Effective January 1, 2009, the Company entered into a change in control agreement with Michael D. Ross. This Current Report on Form 8-K is being filed because Mr. Ross will be listed as one of the Company’s “named executive officers” in the Company’s proxy statement for its 2010 Annual Meeting of Shareholders.

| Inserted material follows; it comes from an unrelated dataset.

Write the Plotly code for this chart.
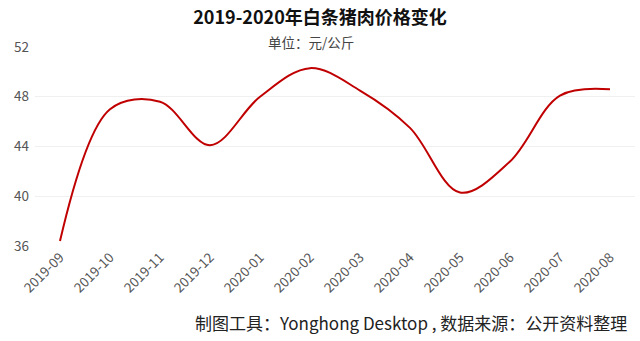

The change in control agreement with Mr. Ross is on substantially the same terms as the change in control agreements the Company has entered into with its other senior executive officers. The agreement has a one-year term and must be annually renewed. If Mr. Ross’ employment is involuntarily terminated without “cause” or he terminates employment for “good reason,” in either case within the 24-month period following the consummation of a “change in control” of the Company, then Mr. Ross is entitled to receive a severance payment equal to two times the sum of his annualized base compensation, and average incentive bonus for the two full years preceding such change. Severance is payable in a lump sum promptly after termination (or six months thereafter if necessary to comply with Code Section 409A), and is in lieu of any other change in control payments that might be payable. In addition, upon the occurrence of a change in control, Mr. Ross’ incentive awards vest in full and all performance conditions are deemed to have been satisfied. He also is entitled to receive premium contributions for the COBRA continuation period, which is a maximum period of 18 months, as well as payment of his incentive bonus for the previous year, to the extent not already paid. “Cause,” “change in control,” and “good reason” are each defined in the Change in Control Agreement.

A copy of the Change in Control Agreement with Mr. Ross is attached hereto as Exhibit 10.1 and is incorporated herein by reference. The foregoing description of the change in control agreement is qualified in its entirety by reference to such agreement.

 

Item 9.01 Financial Statements and Exhibits.

 

  (d) The following exhibit is furnished herewith:

 

Exhibit
No.

  

Description

10.1    Change in Control Agreement dated as of January 1, 2009 between Renasant Corporation and Michael D. Ross


SIGNATURES

Pursuant to the requirements of the Securities Exchange Act of 1934, the registrant has duly caused this report to be signed on its behalf by the undersigned hereunto duly authorized.

 

  RENASANT CORPORATION
Date: March 4, 2010   By:   /s/ E. Robinson McGraw
    E. Robinson McGraw
    Chairman, President and Chief
    Executive Officer


Exhibit Index

 

Exhibit
No.

  

Description

10.1    Change in Control Agreement dated as of January 1, 2009 between Renasant Corporation and Michael D. Ross.